Microsoft slims final patch Tuesday of 2011 to 13 patches from proposed 14

News by Dan Raywood

Microsoft released 13 bulletins on its final Patch Tuesday of 2011 with three rated as critical and 10 as 'important'.

Microsoft released 13 bulletins on its final Patch Tuesday of 2011 with three rated as critical and 10 as ‘important'.

Despite initially stating that it would release 14 patches, Microsoft Trustworthy Computing spokesperson Angela Gunn said that after discovering an apps-compatibility issue between one bulletin candidate and a major third-party vendor, it decided to withdraw the patch.

“We're currently working with that vendor to address the issue on their platform, after which we'll issue the bulletin as appropriate. As ever, we'd much rather withdraw a potential bulletin than ship something that might inconvenience customers, however limited that inconvenience in scope,” said Gunn.

“The issue addressed in that bulletin, which we have been monitoring and against which we have seen no active attacks in the wild, was discussed in Security Advisory 2588513.”

Wolfgang Kandek, CTO at Qualys, said: “The original anticipated 14th bulletin was for the BEAST attack, but did not make it in time for the holidays due to a last minute software incompatibility uncovered during third party testing. Still, with close to 100 bulletins per year, IT administrators have had a significant amount of work to do each month.

“The planned MS11-100 (which may now be MS12-001) is a fix for the other vulnerability that has POC code in the wild. The BEAST attack was disclosed at Ekoparty 2011 in Buenos Aires and affects all web servers that support SSLv3/TLSv1 encryption. We are hopeful that you have already applied the currently recommended workaround in Microsoft's advisory KB2588513, which is to configure the web server to favor the non affected RC4 cipher in the SSL setup. MS11-100/MS12-001 will provide a code fix, and we recommend applying it as soon as it becomes available.”

Microsoft recommended addressing patches MS11-087 and MS11-092 first. MS11-087 fixes a flaw in the TrueType font handling (TTF) in the Windows kernel and had been used in the wild to plant the Duqu Trojan and can be triggered through the opening of an Office document or with some more work by simply going to a web page.

Kandek said: “Now that the patch is out, we can expect an exploit to be coded and become available in short time.”

Jason Miller, manager of research and development at VMware, said: “Microsoft released Security Advisory 2639658 on 3 November for this vulnerability, but this advisory was released just before the November 2011 Patch Tuesday.

“There was speculation at the time that Microsoft would patch this vulnerability in the November 2011 Patch Tuesday release. Exploit code for this vulnerability was published and Microsoft received reports of limited attacks against this vulnerability, but Microsoft did not see widespread attacks against the zero-day vulnerability and this patch did not make it into the November release cycle.

“This allowed Microsoft to release the corresponding security bulletin during today's patch Tuesday. As with any zero-day vulnerability, it is critical to patch your systems as soon as possible.

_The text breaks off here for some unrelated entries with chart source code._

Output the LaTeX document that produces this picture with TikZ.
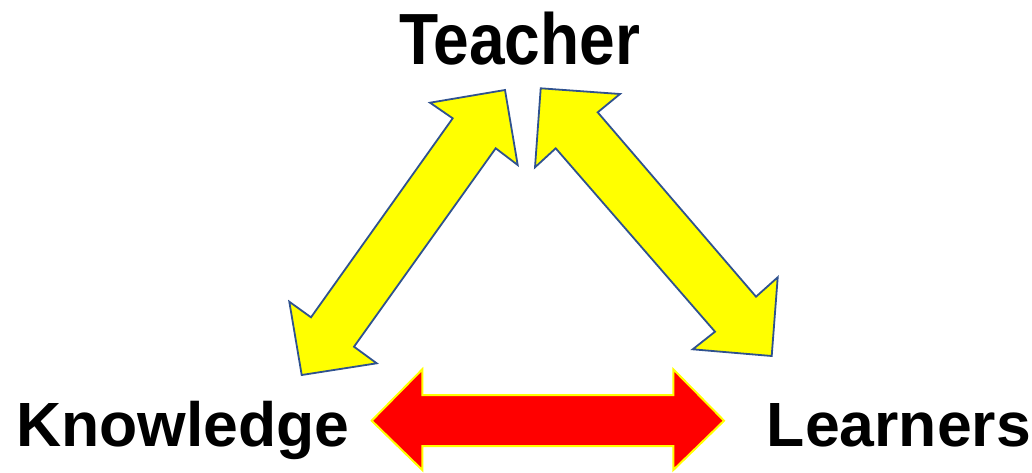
\documentclass[tikz,border=0pt]{standalone}
\usepackage{fontspec}
\setmainfont{Liberation Sans}
\definecolor{arrowblue}{HTML}{2F528F}
\definecolor{ylw}{HTML}{FFFF00}
\definecolor{rd}{HTML}{FF0000}
\begin{document}
\begin{tikzpicture}[x=1pt,y=-1pt,
  lbl/.style={anchor=base,inner sep=0pt,font=\fontsize{62.5}{70}\selectfont\bfseries},
  yarrow/.style={fill=ylw,draw=arrowblue,line width=1.8pt,line join=miter},
  rarrow/.style={fill=rd,draw=ylw,line width=2pt,line join=miter}]
\useasboundingbox (0,0) rectangle (1032,472);
% labels
\node[lbl] (teacher) at (519.5,64) {\scalebox{1.025}[1.16]{Teacher}};
\node[lbl] (knowledge) at (183,446) {Knowledge};
\node[lbl] (learners) at (899,446) {Learners};
% Teacher <-> Knowledge
\draw[yarrow] (505,90) -- (430,102.7) -- (452.7,118.3) -- (311,317.3) -- (289.3,301.7)
  -- (301.7,375) -- (376.7,363.3) -- (354,346.7) -- (495.7,148.3) -- (517.7,165) -- cycle;
% Teacher <-> Learners
\draw[yarrow] (540.7,88.3) -- (620,94) -- (597.7,112.3) -- (756,296.7) -- (777.7,277.3)
  -- (771.7,356) -- (692.7,349.3) -- (715,331.7) -- (555.7,148.3) -- (535,167.3) -- cycle;
% Knowledge <-> Learners
\draw[rarrow] (371.7,420.7) -- (422.3,369.3) -- (422.3,395) -- (673.3,395) -- (673.3,369.3)
  -- (724,420.7) -- (673.3,470) -- (673.3,446) -- (422.3,446) -- (422.3,470) -- cycle;
\end{tikzpicture}
\end{document}
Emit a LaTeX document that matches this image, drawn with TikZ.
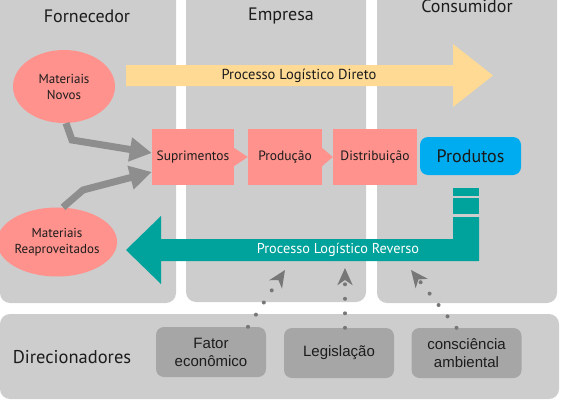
\documentclass[tikz,border=0pt]{standalone}
\usepackage{fontspec}
\setmainfont{PT Sans}
\newfontfamily\arialfont{Liberation Sans}
\usetikzlibrary{arrows.meta,shapes.geometric}
\definecolor{colgray}{RGB}{205,205,205}
\definecolor{drvgray}{RGB}{166,166,166}
\definecolor{salmon}{RGB}{255,146,140}
\definecolor{sunny}{RGB}{255,218,148}
\definecolor{tealc}{RGB}{0,163,156}
\definecolor{skyc}{RGB}{0,172,240}
\definecolor{arrowgray}{RGB}{142,142,142}
\definecolor{dotgray}{RGB}{119,119,119}
\definecolor{ink}{RGB}{28,28,28}

\begin{document}
\begin{tikzpicture}[x=1pt,y=-1pt,
    lane/.style={fill=colgray, rounded corners=10pt},
    title/.style={text=ink, font=\fontsize{18}{21}\selectfont},
    source/.style={ellipse, fill=salmon, inner sep=0pt, align=center, text=ink, font=\fontsize{13}{16}\selectfont},
    stage/.style={fill=salmon, minimum height=56pt, inner sep=0pt, text=ink, font=\fontsize{13.5}{16}\selectfont},
    driver/.style={fill=drvgray, rounded corners=8pt, minimum width=110pt, minimum height=50pt, inner sep=0pt, align=center, text=ink, font=\arialfont\fontsize{15}{18}\selectfont},
    feed/.style={draw=arrowgray, line width=7pt, -{Triangle[length=22pt,width=23pt]}},
    push/.style={draw=dotgray, line width=4pt, line cap=round, dash pattern=on 0pt off 14.5pt, -{Stealth[length=17pt,width=15pt,inset=5pt]}}]
    \useasboundingbox (0,0) rectangle (567,404);

    \fill[lane] (0,-20) rectangle (176,303);
    \fill[lane] (186,-20) rectangle (366,302);
    \fill[lane] (377,-20) rectangle (557,303);
    \fill[lane] (0,314) rectangle (559,399);

    \node[title] (FT) at (87,16)  {Fornecedor};
    \node[title] (ET) at (281,16) {Empresa};
    \node[title] (CT) at (467,6)  {Consumidor};

    \fill[sunny] (126,65) -- (453,65) -- (453,44) -- (493,75.5) -- (453,107) -- (453,86) -- (126,86) -- cycle;
    \node[text=ink, font=\fontsize{14.5}{17}\selectfont] (PD) at (299,75.5) {Processo Log\'istico Direto};

    \fill[tealc] (453,188) rectangle (479,196);
    \fill[tealc] (453,198) rectangle (479,214);
    \fill[tealc] (479,217) -- (479,261) -- (161,261) -- (161,284) -- (126,250) -- (161,216) -- (161,239) -- (453,239) -- (453,217) -- cycle;
    \node[text=white, font=\fontsize{14.3}{17}\selectfont] (PR) at (338,250) {Processo Log\'istico Reverso};

    \node[source, minimum width=102pt, minimum height=73pt] (MN) at (64,86.5) {Materiais\\Novos};
    \node[source, minimum width=114pt, minimum height=69pt] (MR) at (57,242) {Materiais\\Reaproveitados};

    \node[stage, minimum width=82pt] (S) at (193,157) {Suprimentos};
    \node[stage, minimum width=74pt] (P) at (285,157) {Produ\c{c}\~ao};
    \node[stage, minimum width=84pt] (D) at (375,157) {Distribui\c{c}\~ao};
    \node[fill=skyc, rounded corners=8pt, minimum width=101pt, minimum height=38pt, inner sep=0pt, text=black!90, font=\fontsize{18}{21}\selectfont] (PT) at (470.5,156) {Produtos};

    \fill[salmon] ([yshift=9pt]S.east) -- (P.west) -- ([yshift=-9pt]S.east) -- cycle;
    \fill[salmon] ([yshift=9pt]P.east) -- (D.west) -- ([yshift=-9pt]P.east) -- cycle;

    \draw[feed] ([xshift=2pt]MN.south) -- (72,140) -- ([yshift=4pt]S.west);
    \draw[feed] ([xshift=6pt]MR.north) -- (83,190) -- ([yshift=-15pt]S.west);

    \node[text=ink, font=\fontsize{18.5}{22}\selectfont] (DR) at (72,357) {Direcionadores};
    \node[driver] (F1) at (211,352) {Fator\\econ\^omico};
    \node[driver] (L1) at (339,353) {Legisla\c{c}\~ao};
    \node[driver] (C1) at (466.5,353) {consci\^encia\\ambiental};

    \coordinate (t1) at (285,270);
    \coordinate (t2) at (345,268);
    \coordinate (t3) at (411,270);
    \draw[push] ([xshift=37pt]F1.north) -- (t1);
    \draw[push] ([xshift=6pt]L1.north) -- (t2);
    \draw[push] ([xshift=-10pt]C1.north) -- (t3);
\end{tikzpicture}
\end{document}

To date the vulnerability has been exploited a limited number of times, but the possibility of a wide spread attack is always greater with zero-day vulnerabilities.”

As for patch MS11-092, Kandek said that this addresses a flaw in the Windows Media Player, which can be attacked through a specially crafted DVR-MS file.

Among the ‘important' patches, Miller highlighted MS11-099 which fixes multiple vulnerabilities in Internet Explorer, although none of the vulnerabilities are publicly known or actively being attacked.

“There is an important note regarding Security Bulletin MS11-088 that administrators should be aware of. This bulletin is only available on the Microsoft Download Center. This means administrators must manually find the affected product on their network and manually apply the patch,” he said.

“This bulletin affects IME for Chinese Office installations. The Office installation must be Chinese. Any other installation of Office in a language other than Chinese is not affected unless they have been installed with the Chinese Pinyin IME component.”

Kandek said: “MS11-089, MS11-094 and MS11-096 are all Office (Word, Powerpoint, Excel respectively) related vulnerabilities and require users to open a file to be triggered. We rate them at the same level of criticality as MS11-087 or MS11-092 - they should be included in your fast patch cycle.”

Paul Henry, security and forensic analyst at Lumension, said: “Considering the previous years of Microsoft patches, this is not a bad way to end the year.  Microsoft released 17 bulletins on the 2010 December Patch Tuesday. In total, 2011 saw 99 bulletins – down from 2010 when we saw 106.

“Clearly Microsoft has dramatically improved its software processes and this is reflected in the continued decline of vulnerabilities considered critical in the current codebase. The numbers speak volumes on the improvements from Microsoft: in 2006, 70 per cent of security patches were critical and in 2011 critical vulnerabilities fell to just 30 per cent. In an otherwise volatile threat landscape, this is good news for everyone.”